# Reading suggestions for someone who's been away a few years?



## Freakytah (Nov 20, 2009)

Hey everyone,

For a long period of time I read almost exclusively 40k related novels, but have stepped away in recent years after frustration with BL pricing, quality, etc. With 8th ed. looming, and the return of Guilliman I've been browsing BL again more often. I just re-read Eisenhorn and I'm back for more...I was wondering if there have been any solid releases recently? 

For HH - I've read everything up through Damnation of Pythos, and on the 40k side I think the most recent stuff I've read was Talon of Horus, the Ahriman trilogy, and Priests/Gods/Lords of Mars.

Is there a book or two from the last 3 or so years that should be a must read for me? That new inquisitor book looks intriguing, especially since I've been rockin an Eisenhorn kick.

Thanks!!


----------



## Spoticus (Apr 18, 2017)

If you can get a copy of it, I have been reading one of the first Warhammer world novels - Ignorant Armies. Odd suggestion, but it is more raw and less conventional as a set of short stories in the Warhammer world. This is on the fantasy side of things, but there is plenty of overlap with daemons.

Now as for 40k I am happy for you that you got into the Mars series. They were fantastic. I have recently read the Blood Angels omnibus. Blood Royal (Necromunda) is also a great read.

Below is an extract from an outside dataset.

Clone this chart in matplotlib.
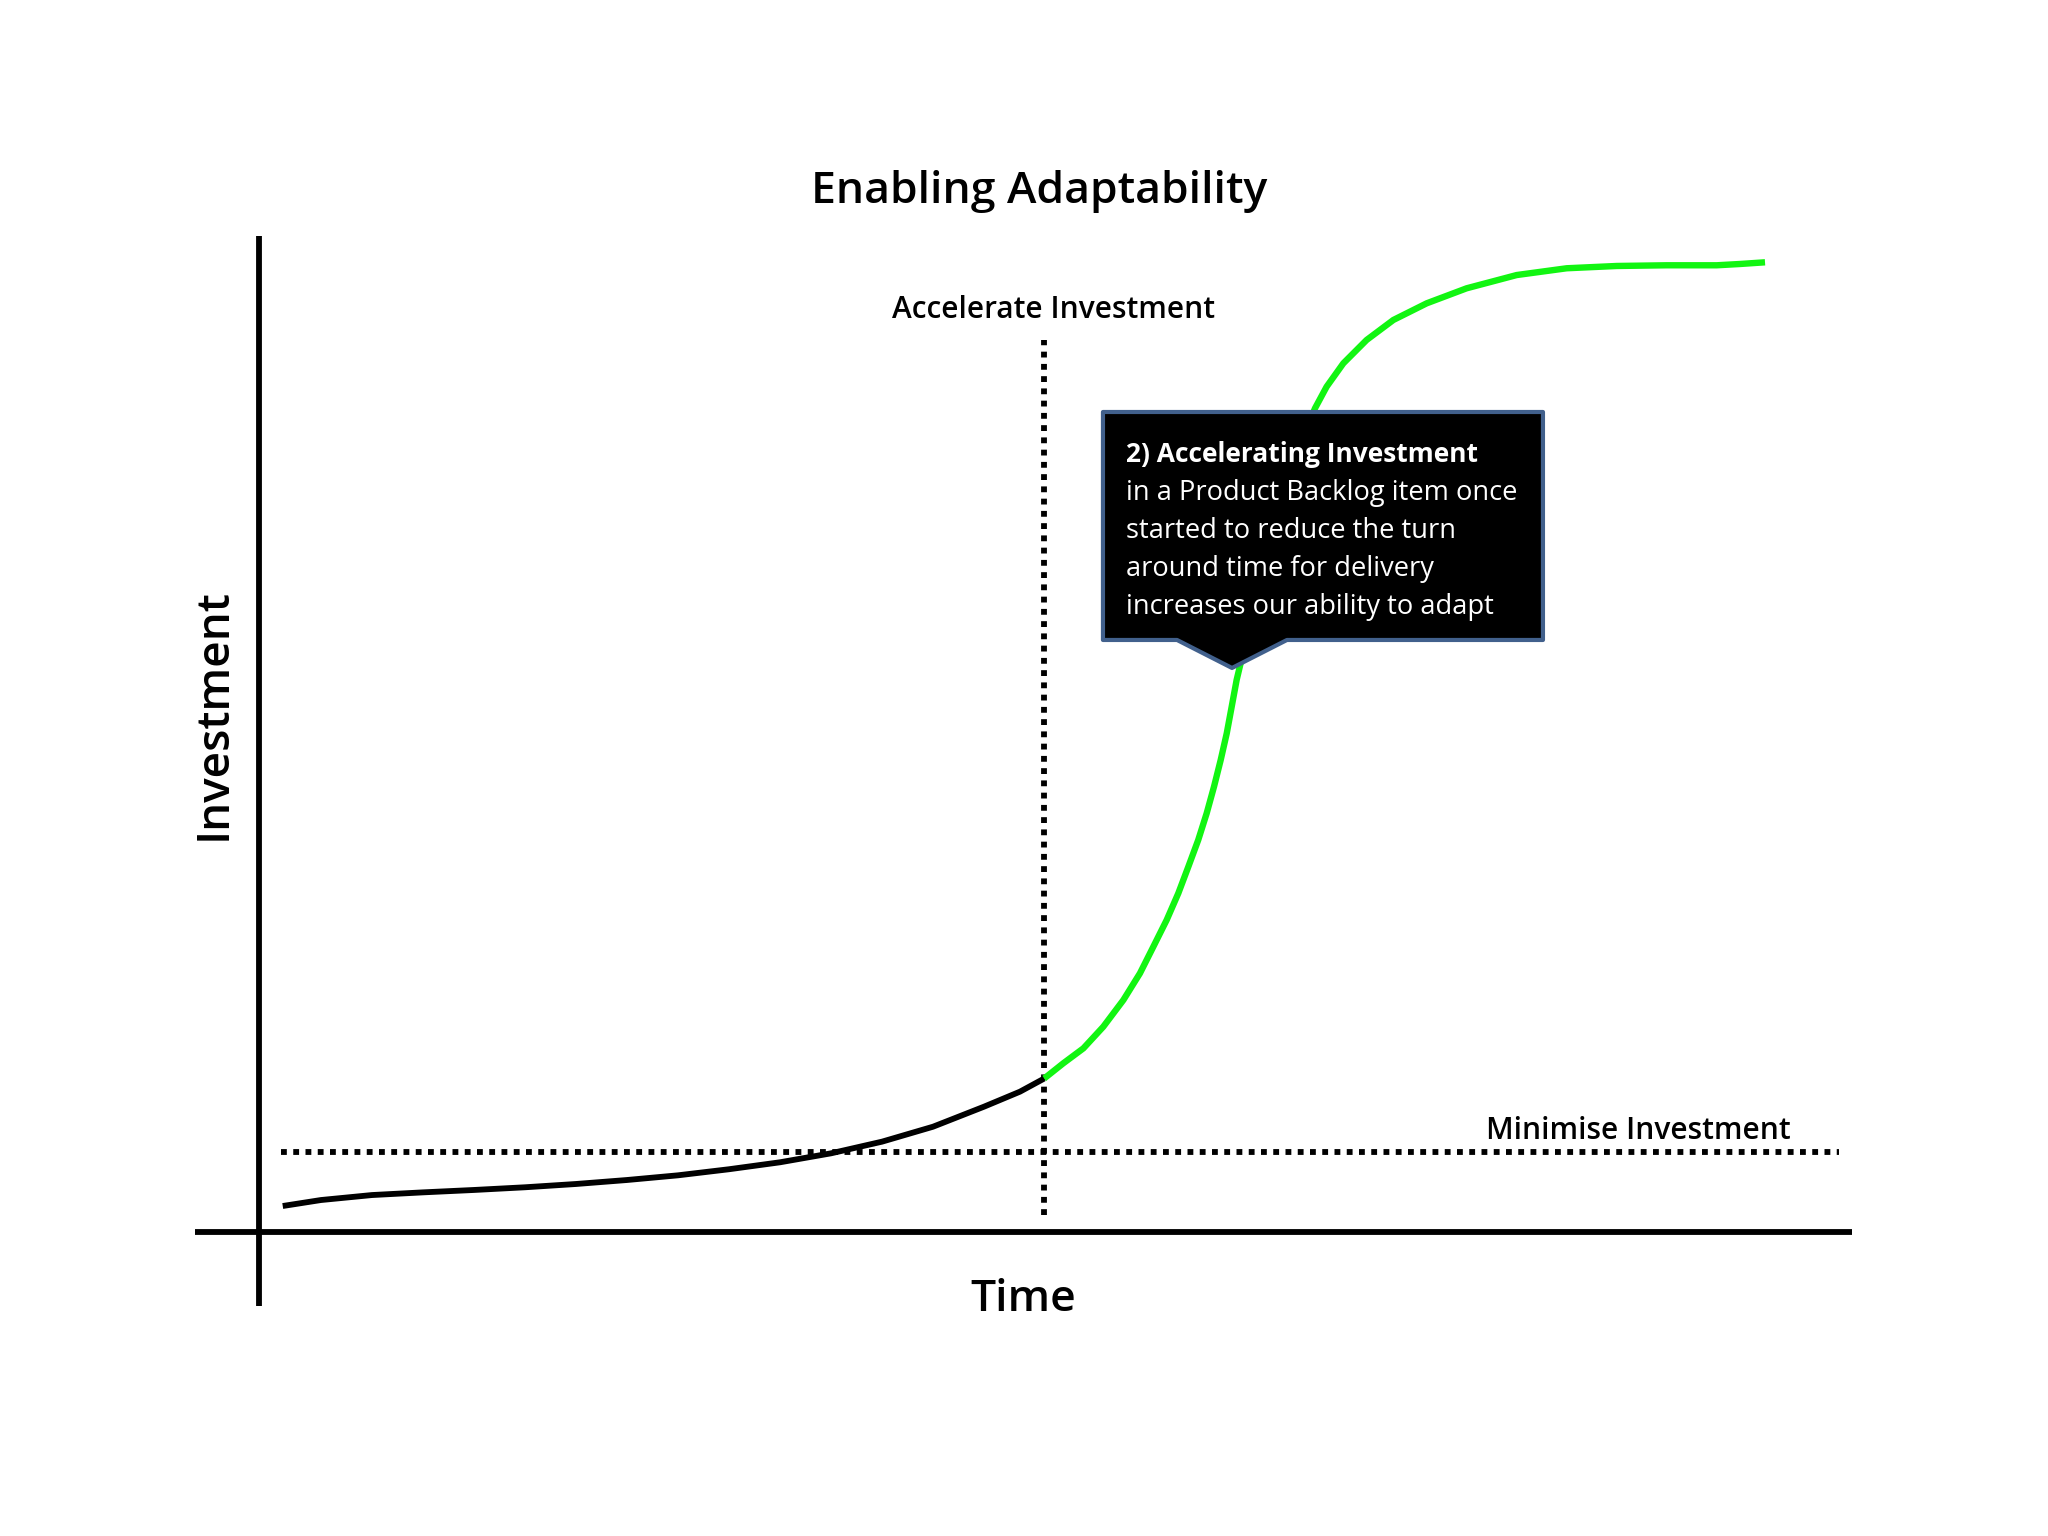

Good luck and let me know what you choose!


----------



## Khorne's Fist (Jul 18, 2008)

The Charcharadons novel is quite good, as is Fabius Bile: Primogenitor. I'm not normally a fan of Gav Thorpe, but I enjoyed his Asurman book, and while I haven't finished the series yet, I have quite enjoyed The Beast Arises series.


----------



## Knockagh (Mar 31, 2016)

Dante is essential reading. Really fantastic I guarantee you will love it. The carrion throne is great so far but im not finished it yet.


----------